YOUR GOAL >> In the entries below, print exactly the lines from the first through the one with "const cw = 7.46;", both included, and none of the pictures.

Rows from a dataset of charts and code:
----

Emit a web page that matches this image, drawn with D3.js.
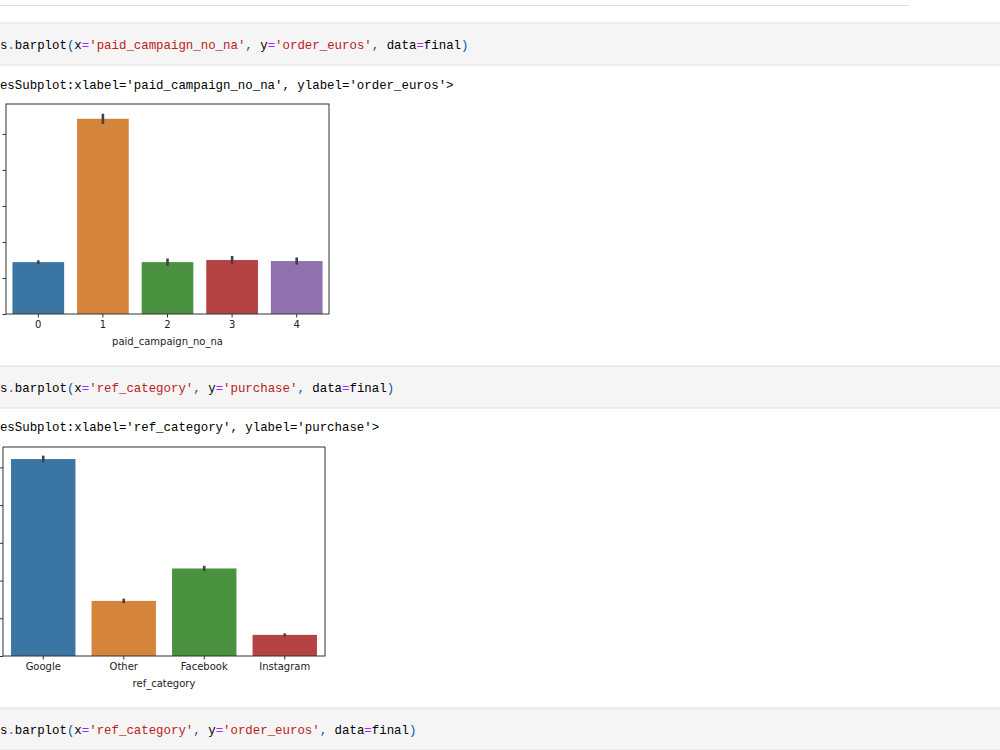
<!DOCTYPE html>
<html><head><meta charset="utf-8">
<script src="https://cdn.jsdelivr.net/npm/d3@7"></script>
<style>body{margin:0;background:#fff;overflow:hidden}svg{display:block}</style>
</head><body>
<script>
// chart 1: order_euros by paid_campaign_no_na
const campaigns = ['0', '1', '2', '3', '4'];
const campaignMeans = [1.44, 5.42, 1.44, 1.50, 1.47];
const campaignErr = [0.05, 0.14, 0.10, 0.11, 0.10];
// chart 2: purchase by ref_category
const refCats = ['Google', 'Other', 'Facebook', 'Instagram'];
const refMeans = [5.22, 1.46, 2.32, 0.56];
const refErr = [0.09, 0.06, 0.07, 0.04];
const palette = ['#3a75a4', '#d5843c', '#4a923f', '#b64343', '#8f71b0'];

const svg = d3.select('body').append('svg').attr('width', 1000).attr('height', 750);
const mono = "'Liberation Mono', 'DejaVu Sans Mono', monospace";
const cw = 7.46;

svg.append('line').attr('x1', 0).attr('x2', 910).attr('y1', 5.5).attr('y2', 5.5).attr('stroke', '#e0e0e0');

function codeCell(y0, parts) {
    svg.append('rect').attr('x', -2).attr('y', y0).attr('width', 1010).attr('height', 42)
        .attr('fill', '#f5f5f5').attr('stroke', '#e0e0e0');
    const t = svg.append('text').attr('x', -2 * cw).attr('y', y0 + 26)
        .attr('font-family', mono).attr('font-size', '12.4px').attr('xml:space', 'preserve');
    parts.forEach(([s, c]) => t.append('tspan').attr('fill', c).text(s));
}
const K = '#000', S = '#ba2121', P = '#aa22ff', B = '#0055aa';
function call(xs, ys) {
    return [['sns', K], ['.', P], ['barplot', K], ['(', B], ['x', K], ['=', P], [`'${xs}'`, S], [', ', B],
        ['y', K], ['=', P], [`'${ys}'`, S], [', ', B], ['data', K], ['=', P], ['final', K], [')', B]];
}
function outText(y, s) {
    svg.append('text').attr('x', -3 * cw).attr('y', y).attr('font-family', mono)
        .attr('font-size', '12.4px').attr('fill', '#000').attr('xml:space', 'preserve').text(s);
}

codeCell(23, call('paid_campaign_no_na', 'order_euros'));
outText(89, "<AxesSubplot:xlabel='paid_campaign_no_na', ylabel='order_euros'>");
codeCell(366, call('ref_category', 'purchase'));
outText(431, "<AxesSubplot:xlabel='ref_category', ylabel='purchase'>");
codeCell(708, call('ref_category', 'order_euros'));

function barChart(x0, x1, y0, y1, cats, vals, errs, ymax, xlabel) {
    const x = d3.scaleBand().domain(cats).range([x0, x1]).paddingInner(0.2).paddingOuter(0.1);
    const y = d3.scaleLinear().domain([0, ymax]).range([y1, y0]);
    const g = svg.append('g');
    g.selectAll('rect.bar').data(cats).join('rect').attr('class', 'bar')
        .attr('x', d => x(d)).attr('width', x.bandwidth())
        .attr('y', (d, i) => y(vals[i])).attr('height', (d, i) => y1 - y(vals[i]))
        .attr('fill', (d, i) => palette[i]);
    g.selectAll('line.err').data(cats).join('line').attr('class', 'err')
        .attr('x1', d => x(d) + x.bandwidth() / 2).attr('x2', d => x(d) + x.bandwidth() / 2)
        .attr('y1', (d, i) => y(vals[i] - errs[i])).attr('y2', (d, i) => y(vals[i] + errs[i]))
        .attr('stroke', '#424242').attr('stroke-width', 2.6);
    const xa = g.append('g').attr('transform', `translate(0,${y1})`)
        .call(d3.axisBottom(x).tickSize(3.5).tickPadding(3));
    const ya = g.append('g').attr('transform', `translate(${x0},0)`)
        .call(d3.axisLeft(y).ticks(5).tickSize(3.5).tickFormat(d3.format('d')));
    [xa, ya].forEach(a => {
        a.select('.domain').remove();
        a.selectAll('line').attr('stroke', '#333');
        a.selectAll('text').attr('font-family', 'DejaVu Sans, sans-serif').attr('font-size', '10px').attr('fill', '#222');
    });
    g.append('rect').attr('x', x0).attr('y', y0).attr('width', x1 - x0).attr('height', y1 - y0)
        .attr('fill', 'none').attr('stroke', '#333').attr('stroke-width', 1);
    g.append('text').attr('x', (x0 + x1) / 2).attr('y', y1 + 31).attr('text-anchor', 'middle')
        .attr('font-family', 'DejaVu Sans, sans-serif').attr('font-size', '10px').attr('fill', '#222').text(xlabel);
}

barChart(6, 329, 104, 314, campaigns, campaignMeans, campaignErr, 5.83, 'paid_campaign_no_na');
barChart(3, 325, 447, 656, refCats, refMeans, refErr, 5.54, 'ref_category');
</script>
</body></html>
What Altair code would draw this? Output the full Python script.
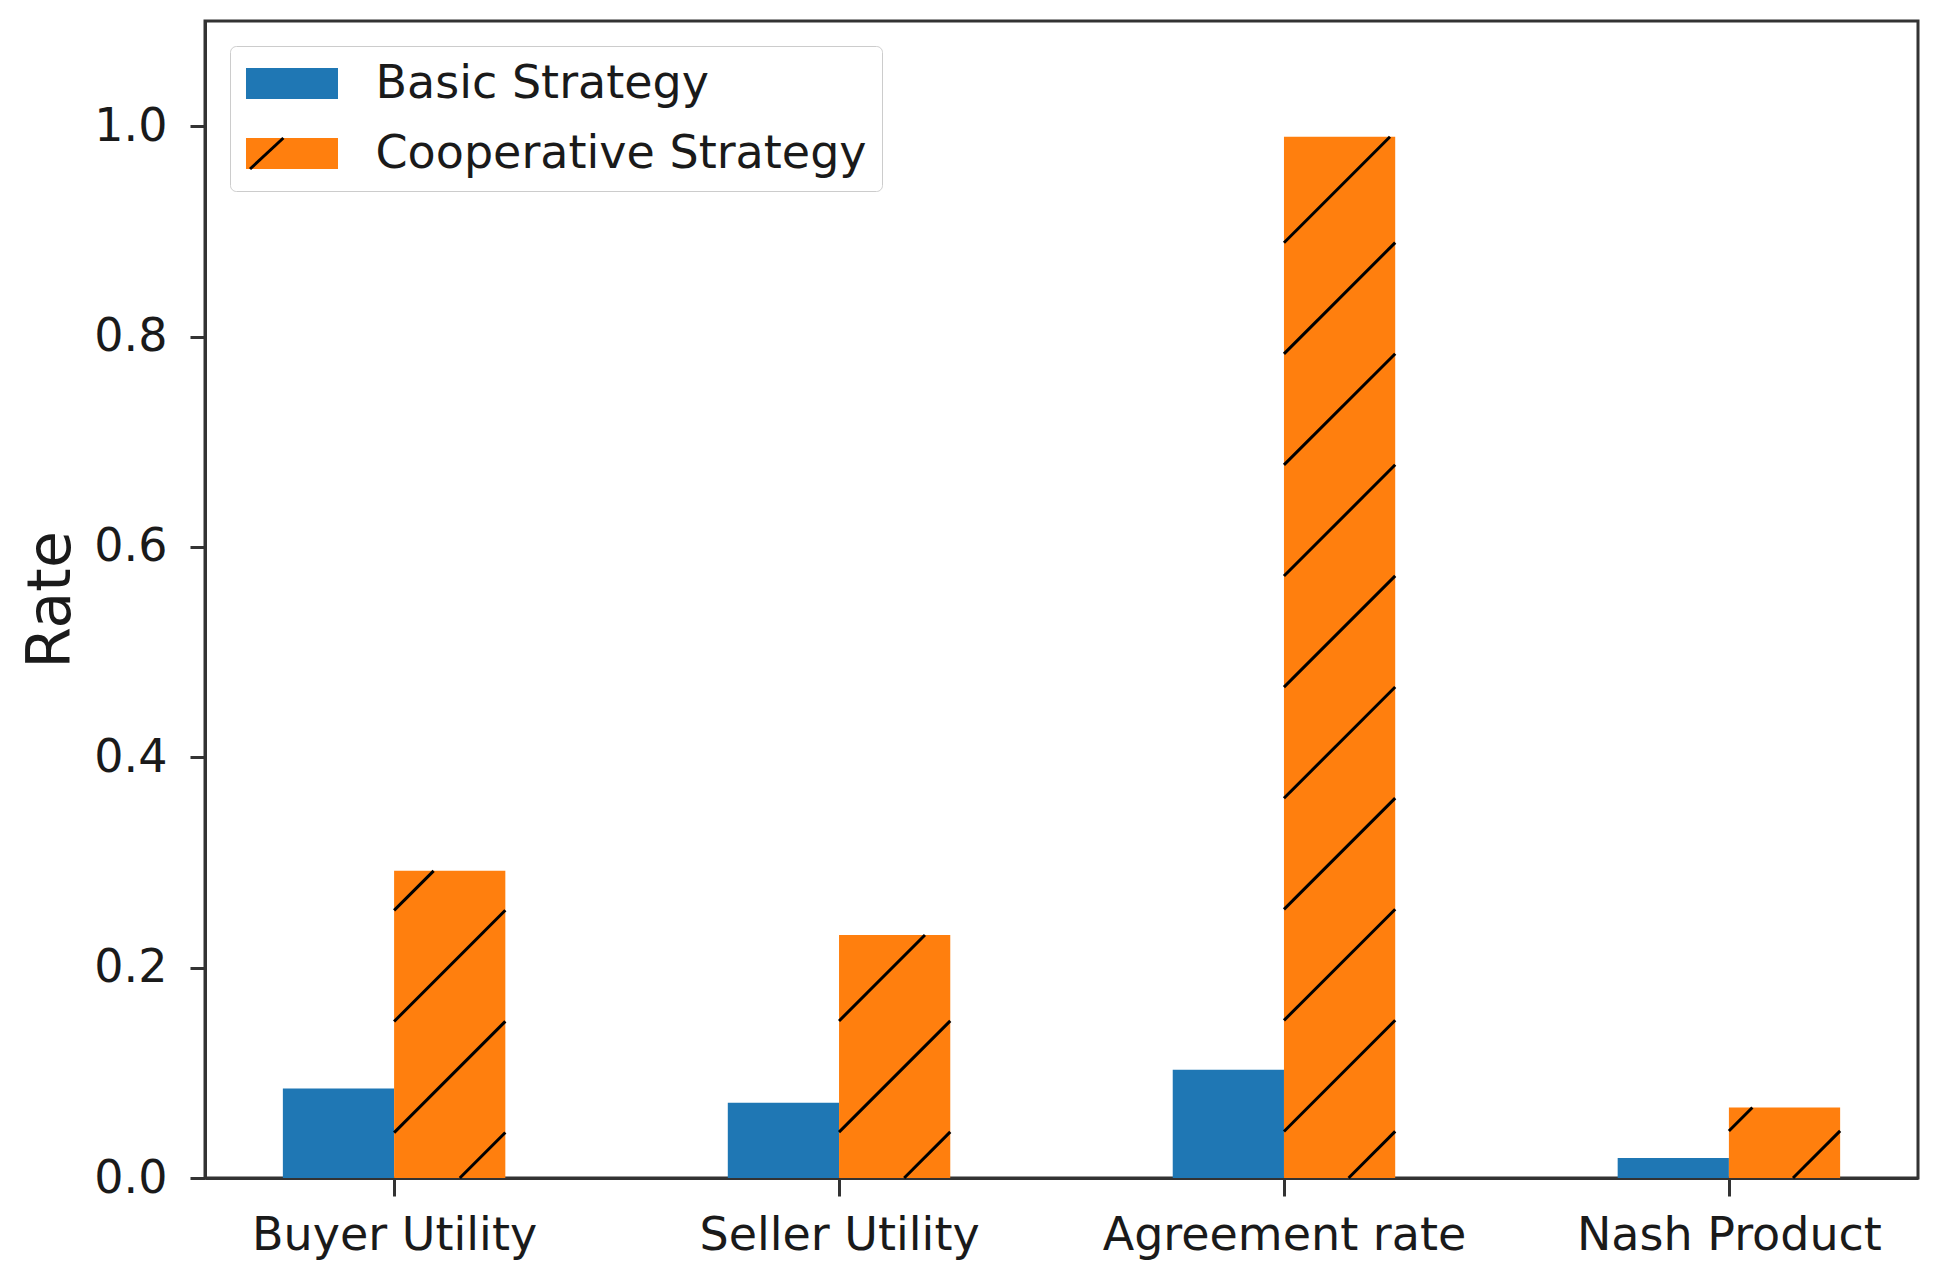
import json
import altair as alt
import numpy as np
import pandas as pd

# ---- data ----
categories = ["Buyer Utility", "Seller Utility", "Agreement rate", "Nash Product"]
basic = [0.085, 0.0715, 0.103, 0.019]
cooperative = [0.292, 0.231, 0.99, 0.067]
series = ["Basic Strategy", "Cooperative Strategy"]
colors = ["#1f77b4", "#ff7f0e"]
y_ticks = [0.0, 0.2, 0.4, 0.6, 0.8, 1.0]
x_ticks = [0, 1, 2, 3]

# ---- layout / style constants ----
BAR_W = 0.25
X_DOMAIN = [-0.425, 3.425]
Y_DOMAIN = [0.0, 1.1]
W, H = 1713, 1157
FONT = "DejaVu Sans"
TXT = "#1a1a1a"
FRAME = "#333333"
HATCH_W = 3

# bar table
rows = []
for i, c in enumerate(categories):
    for s, vals in enumerate([basic, cooperative]):
        rows.append(dict(metric=c, idx=i, sidx=s, strategy=series[s], value=vals[i]))
bars_df = pd.DataFrame(rows)

# hatch segments ("/" pattern, screen anchored) clipped to the cooperative bars
sx = W / (X_DOMAIN[1] - X_DOMAIN[0])
sy = H / (Y_DOMAIN[1] - Y_DOMAIN[0])
P, C0 = 111.1, 78.6


def xpix(xd):
    return (xd - X_DOMAIN[0]) * sx


def ypix(yd):
    return H - (yd - Y_DOMAIN[0]) * sy


def xdat(xp):
    return xp / sx + X_DOMAIN[0]


def ydat(yp):
    return (H - yp) / sy + Y_DOMAIN[0]


segs = []
for i, v in enumerate(cooperative):
    xa, xb = xpix(i), xpix(i + BAR_W)
    ytop, ybot = ypix(v), ypix(0)
    k0 = int(np.ceil((xa + ytop - C0) / P))
    k1 = int(np.floor((xb + ybot - C0) / P))
    for k in range(k0, k1 + 1):
        c = C0 + k * P
        x_lo = max(xa, c - ybot)
        x_hi = min(xb, c - ytop)
        if x_hi - x_lo < 0.5:
            continue
        segs.append(dict(strategy=series[1], x=xdat(x_lo), x2=xdat(x_hi),
                         y=ydat(c - x_lo), y2=ydat(c - x_hi)))
hatch_df = pd.DataFrame(segs)

label_expr = json.dumps(categories) + "[datum.value]"

S = 46
PAD = 14.5
ROWPAD = 24
rect_path = "M-0.935,-0.674H3.065V0.674H-0.935Z"
line_path = "M-0.76,0.674L0.69,-0.674"

x_scale = alt.Scale(domain=X_DOMAIN, nice=False, zero=False)
y_scale = alt.Scale(domain=Y_DOMAIN, nice=False, zero=False)
x_axis = alt.Axis(values=x_ticks, labelExpr=label_expr, title=None,
                  tickSize=18, labelPadding=17, labelFlush=False, labelLimit=0,
                  labelOverlap=False, labelAngle=0)
y_axis = alt.Axis(values=y_ticks, format=".1f", title="Rate", labelLimit=0,
                  tickSize=15, labelPadding=23, titlePadding=11)

bars = alt.Chart(bars_df).transform_calculate(
    x0=f"datum.idx + (datum.sidx - 1) * {BAR_W}",
    x1=f"datum.idx + datum.sidx * {BAR_W}",
).mark_bar().encode(
    x=alt.X("x0:Q", scale=x_scale, axis=x_axis),
    x2="x1:Q",
    y=alt.Y("value:Q", scale=y_scale, axis=y_axis),
    y2=alt.datum(0),
    color=alt.Color("strategy:N", scale=alt.Scale(domain=series, range=colors),
                    legend=alt.Legend(title=None, orient="none", legendX=25, legendY=25,
                                      symbolType=rect_path, symbolSize=S * S,
                                      symbolStrokeWidth=0, symbolOpacity=1,
                                      padding=PAD, rowPadding=ROWPAD, labelOffset=85,
                                      labelFont=FONT, labelFontSize=46, labelColor=TXT,
                                      labelLimit=1000, strokeColor="#cccccc",
                                      fillColor="white", cornerRadius=6)),
)

hatch = alt.Chart(hatch_df).mark_rule(strokeWidth=HATCH_W).encode(
    x=alt.X("x:Q", scale=x_scale, axis=x_axis),
    x2="x2:Q",
    y=alt.Y("y:Q", scale=y_scale, axis=y_axis),
    y2="y2:Q",
    stroke=alt.Stroke("strategy:N",
                      scale=alt.Scale(domain=[series[1]], range=["black"]),
                      legend=alt.Legend(title=None, orient="none",
                                        legendX=25 + PAD + S / 2 - (S + HATCH_W) / 2,
                                        legendY=25 + PAD + S + ROWPAD + S / 2 - (S + HATCH_W) / 2,
                                        symbolType=line_path, symbolSize=S * S,
                                        symbolStrokeWidth=HATCH_W, padding=0,
                                        labelExpr="''", labelFontSize=1)),
)

chart = alt.layer(bars, hatch).properties(
    width=W, height=H,
    padding={"left": 197, "top": 13, "right": 15, "bottom": 100},
    autosize=alt.AutoSizeParams(type="none"),
).configure_view(
    stroke=FRAME, strokeWidth=3
).configure_axis(
    grid=False, domainColor=FRAME, domainWidth=3, tickColor=FRAME, tickWidth=3,
    labelFont=FONT, labelFontSize=46, labelColor=TXT,
    titleFont=FONT, titleFontSize=60, titleFontWeight="normal", titleColor=TXT,
)

chart.save("out.html", embed_options={"renderer": "svg", "actions": False})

----

RESPONSE >>
Emit a web page that matches this image, drawn with D3.js.
<!DOCTYPE html>
<html><head><meta charset="utf-8">
<script src="https://cdn.jsdelivr.net/npm/d3@7"></script>
<style>body{margin:0;background:#fff;overflow:hidden}svg{display:block}</style>
</head><body>
<script>
// chart 1: order_euros by paid_campaign_no_na
const campaigns = ['0', '1', '2', '3', '4'];
const campaignMeans = [1.44, 5.42, 1.44, 1.50, 1.47];
const campaignErr = [0.05, 0.14, 0.10, 0.11, 0.10];
// chart 2: purchase by ref_category
const refCats = ['Google', 'Other', 'Facebook', 'Instagram'];
const refMeans = [5.22, 1.46, 2.32, 0.56];
const refErr = [0.09, 0.06, 0.07, 0.04];
const palette = ['#3a75a4', '#d5843c', '#4a923f', '#b64343', '#8f71b0'];

const svg = d3.select('body').append('svg').attr('width', 1000).attr('height', 750);
const mono = "'Liberation Mono', 'DejaVu Sans Mono', monospace";
const cw = 7.46;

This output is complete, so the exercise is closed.